Lawyer Dog, Falling Bear, Sophisticated Cat, Go Home You're Drunk and Skeptical Third World Kid are all pretty amazing, but my favourite is clearly Inappropriate Timing Bill Clinton simply because that picture is so funny just by itself.  The expression on Obama's face is priceless…"ah geez, not this guy again."

*******************

And, here's the commercial of the year, as voted on by Adweek Magazine.  In a world where Hansel & Gretel has been re-imagined as an action franchise, there is a 100 percent chance that someone is writing a gritty adaptation of Three Little Pigs at this very moment.  Ian McShane can, nay MUST, play the big bad wolf.



*****************

So the city of Toronto, in its infinite wisdom, decided to remove the bike lane from Jarvis Street after complaints that the street needed the extra fifth lane to accommodate extra traffic.  And of course, the other day I found myself driving up a very slow-moving Jarvis Street, presuming it was just a busy day until I hit the cause of the holdup in the right lane….one lone cyclist, who couldn't get fully over on the right side of the street due to parked cars.*

Smart move, Toronto.  This was surely worth the thousands of dollars and months of construction.  You sure showed those cyclists, all of whom will continue to bike up and down Jarvis since, y'know, they might live or work on Jarvis.  It could also be argued that if you're worried about clogging up traffic on Jarvis, then shutting down vehicular lanes to build or remove bike lanes every couple of years is fucking nonsensical but hey, what do I know?
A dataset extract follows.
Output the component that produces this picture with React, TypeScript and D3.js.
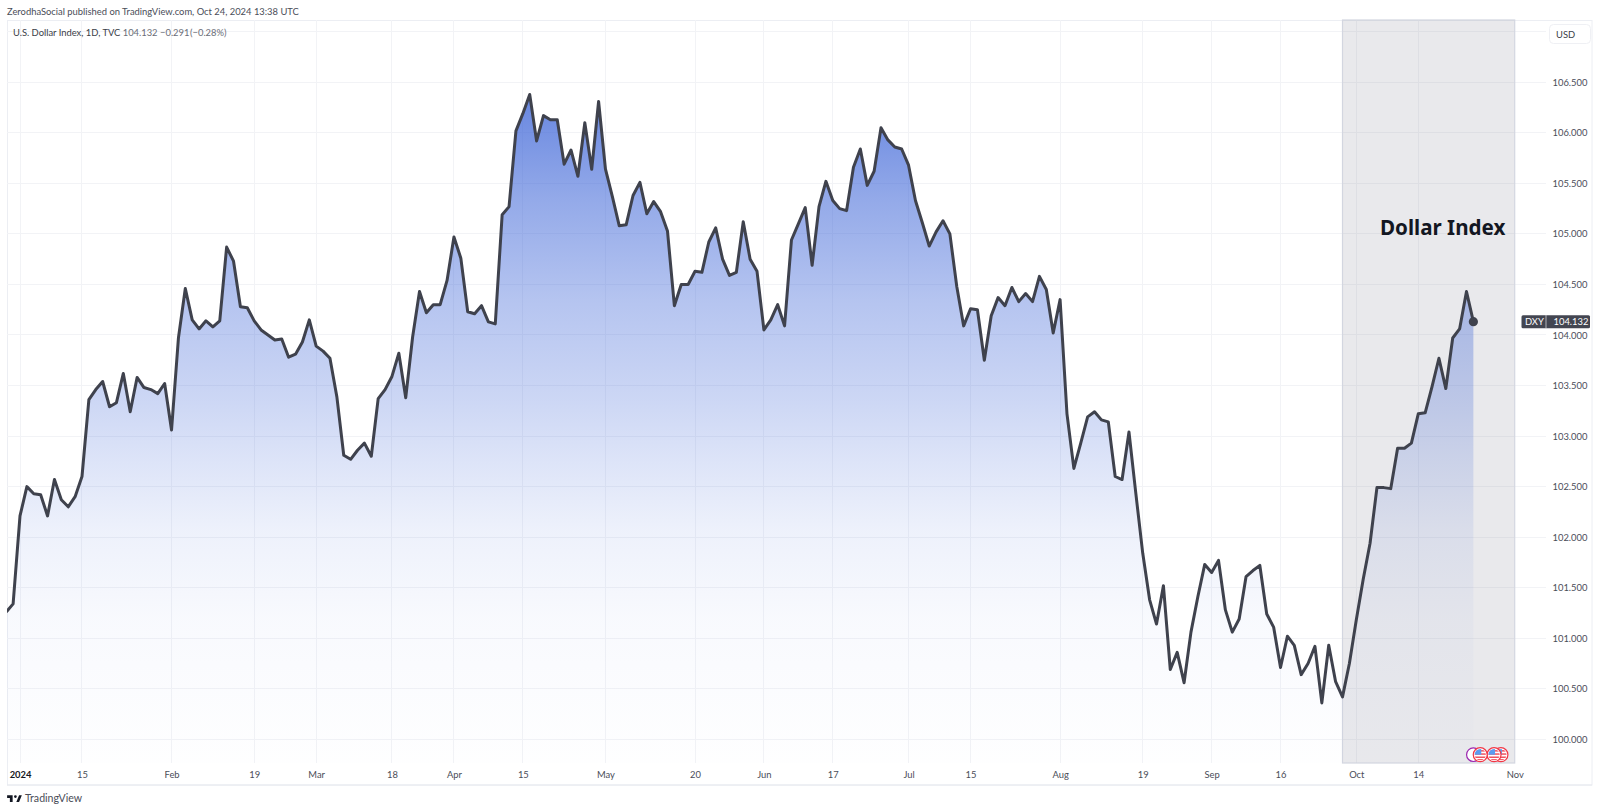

* = There's a special place in hell for idiots who illegally park their cars during rush hour.  Many is the time when traffic is jammed up on a major street because one clown has a lane blocked because he chose to park between the hours of 4-6pm.  I propose a law that would instantly solve this problem.…if you see someone illegally parked and blocking a major road during rush hour, you should have virtual carte blanche to do whatever you want to their vehicle.  Take a leak on the door handle?  Go for it.  Key the side?  Perfectly fine.  Slash the tires?  Well, that would actually block traffic for even longer because then they'd have to call a tow truck, but still, I like the cut of your gib. 

No driver would make the mistake more than once of leaving their car illegally parked if they knew it could be beset upon by an angry mob.  Yup, I see no possible downside in instituting virtual martial law on vehicles.  None whatsoever!  What lawsuits?  *dusts off hands triumphantly*


****************************

And no, I'm not done talking about driving.  I've discovered I'm a superb reverse-side parallel parker.  I recently found myself on a one-way street having to parallel park on the left side of the road, and while my parallel parking skills are probably slightly above-average overall (*pats self on back*), such a maneuver is still a tricky bit of business for us North Americans.
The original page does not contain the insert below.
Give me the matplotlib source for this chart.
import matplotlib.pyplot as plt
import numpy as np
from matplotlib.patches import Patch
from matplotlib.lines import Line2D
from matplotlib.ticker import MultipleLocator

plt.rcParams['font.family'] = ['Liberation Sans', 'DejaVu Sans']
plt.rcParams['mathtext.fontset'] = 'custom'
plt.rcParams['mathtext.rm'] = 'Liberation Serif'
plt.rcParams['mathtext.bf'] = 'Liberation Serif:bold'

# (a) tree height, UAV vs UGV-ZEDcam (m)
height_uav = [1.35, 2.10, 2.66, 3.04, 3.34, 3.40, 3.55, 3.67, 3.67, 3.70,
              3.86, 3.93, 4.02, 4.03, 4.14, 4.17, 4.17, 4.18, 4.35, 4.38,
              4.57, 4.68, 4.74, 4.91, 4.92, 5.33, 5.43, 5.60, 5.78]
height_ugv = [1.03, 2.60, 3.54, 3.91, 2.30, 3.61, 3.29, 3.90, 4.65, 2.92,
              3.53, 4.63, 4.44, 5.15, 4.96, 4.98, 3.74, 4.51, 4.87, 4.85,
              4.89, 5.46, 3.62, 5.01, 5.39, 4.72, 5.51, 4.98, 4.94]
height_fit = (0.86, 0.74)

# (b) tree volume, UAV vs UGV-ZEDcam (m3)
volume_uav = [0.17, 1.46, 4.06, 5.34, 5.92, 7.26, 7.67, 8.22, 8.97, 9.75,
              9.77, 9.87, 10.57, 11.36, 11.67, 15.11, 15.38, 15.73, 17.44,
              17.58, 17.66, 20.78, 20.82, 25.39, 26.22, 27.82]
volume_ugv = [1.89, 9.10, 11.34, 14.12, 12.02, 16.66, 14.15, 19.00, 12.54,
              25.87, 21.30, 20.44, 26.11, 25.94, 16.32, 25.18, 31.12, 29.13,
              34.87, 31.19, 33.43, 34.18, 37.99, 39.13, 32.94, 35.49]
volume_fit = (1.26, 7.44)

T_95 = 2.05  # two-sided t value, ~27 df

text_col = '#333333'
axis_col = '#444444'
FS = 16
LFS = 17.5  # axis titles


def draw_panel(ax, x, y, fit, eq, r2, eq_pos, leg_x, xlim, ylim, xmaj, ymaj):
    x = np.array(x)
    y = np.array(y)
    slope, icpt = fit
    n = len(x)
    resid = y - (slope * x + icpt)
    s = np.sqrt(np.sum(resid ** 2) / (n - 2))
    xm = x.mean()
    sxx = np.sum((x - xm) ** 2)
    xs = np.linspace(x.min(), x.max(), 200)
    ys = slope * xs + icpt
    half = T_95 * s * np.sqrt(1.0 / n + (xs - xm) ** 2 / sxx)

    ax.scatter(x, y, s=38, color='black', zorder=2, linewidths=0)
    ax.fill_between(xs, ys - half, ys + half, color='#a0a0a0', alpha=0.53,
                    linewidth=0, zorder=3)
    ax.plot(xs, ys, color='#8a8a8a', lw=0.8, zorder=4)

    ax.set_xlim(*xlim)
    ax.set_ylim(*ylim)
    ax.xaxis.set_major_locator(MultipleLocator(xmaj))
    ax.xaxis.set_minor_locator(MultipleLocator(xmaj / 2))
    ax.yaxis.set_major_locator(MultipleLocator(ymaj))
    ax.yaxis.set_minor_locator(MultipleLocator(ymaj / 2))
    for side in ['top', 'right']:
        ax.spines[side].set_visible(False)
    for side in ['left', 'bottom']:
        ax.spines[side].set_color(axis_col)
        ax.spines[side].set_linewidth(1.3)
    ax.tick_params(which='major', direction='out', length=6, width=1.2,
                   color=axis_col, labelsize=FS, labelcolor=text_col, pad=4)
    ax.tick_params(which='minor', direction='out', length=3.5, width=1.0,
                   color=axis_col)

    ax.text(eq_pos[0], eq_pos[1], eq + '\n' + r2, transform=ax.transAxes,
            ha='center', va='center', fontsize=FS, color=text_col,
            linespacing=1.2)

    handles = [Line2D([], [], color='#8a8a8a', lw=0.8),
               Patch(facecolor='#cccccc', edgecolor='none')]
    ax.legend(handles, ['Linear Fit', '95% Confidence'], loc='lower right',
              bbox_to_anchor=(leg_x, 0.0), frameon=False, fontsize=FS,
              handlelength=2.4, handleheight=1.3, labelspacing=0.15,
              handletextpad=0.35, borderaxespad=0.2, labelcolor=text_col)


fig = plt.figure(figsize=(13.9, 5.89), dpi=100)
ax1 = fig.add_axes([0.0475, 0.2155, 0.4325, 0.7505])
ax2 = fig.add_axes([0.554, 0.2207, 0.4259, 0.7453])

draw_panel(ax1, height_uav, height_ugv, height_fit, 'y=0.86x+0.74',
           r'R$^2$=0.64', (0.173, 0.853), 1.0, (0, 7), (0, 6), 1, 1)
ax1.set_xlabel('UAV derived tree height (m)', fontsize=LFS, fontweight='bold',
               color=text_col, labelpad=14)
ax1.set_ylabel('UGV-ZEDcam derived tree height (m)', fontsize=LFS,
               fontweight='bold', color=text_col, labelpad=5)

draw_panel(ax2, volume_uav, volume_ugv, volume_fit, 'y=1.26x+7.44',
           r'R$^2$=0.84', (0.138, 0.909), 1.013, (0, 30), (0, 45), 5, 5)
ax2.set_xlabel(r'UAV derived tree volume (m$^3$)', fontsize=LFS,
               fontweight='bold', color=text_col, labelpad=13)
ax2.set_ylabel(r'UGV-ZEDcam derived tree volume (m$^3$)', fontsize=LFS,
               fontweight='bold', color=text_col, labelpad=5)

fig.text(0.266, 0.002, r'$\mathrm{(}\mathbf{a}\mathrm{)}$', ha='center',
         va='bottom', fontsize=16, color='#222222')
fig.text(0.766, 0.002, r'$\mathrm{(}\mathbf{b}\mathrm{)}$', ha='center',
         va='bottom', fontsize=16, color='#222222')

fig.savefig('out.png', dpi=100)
However, not only did I pull off a thoroughly tremendous parallel park, a guy on the street CONGRATULATED ME WHEN IT WAS OVER.  I kid you not.  The guy was standing at the parking meter and watching my progress, and he actually said "very nice job" after I got out of the car.  Not a hint of sarcasm in his voice, either.  Blanche Dubois was right, you can always depend on the kindness of strangers.

**************************

I see a clip like this (described by Film Drunk as "the most Christopher Walken scene of all time") and it makes me think of my friend Dave, a.k.a. the aficionado of terrible action movies.  This is exactly the type of scene that Dave would have watched 20 years ago and quoted incessantly ever since.  "I never forget a face, especially if I've sat on it."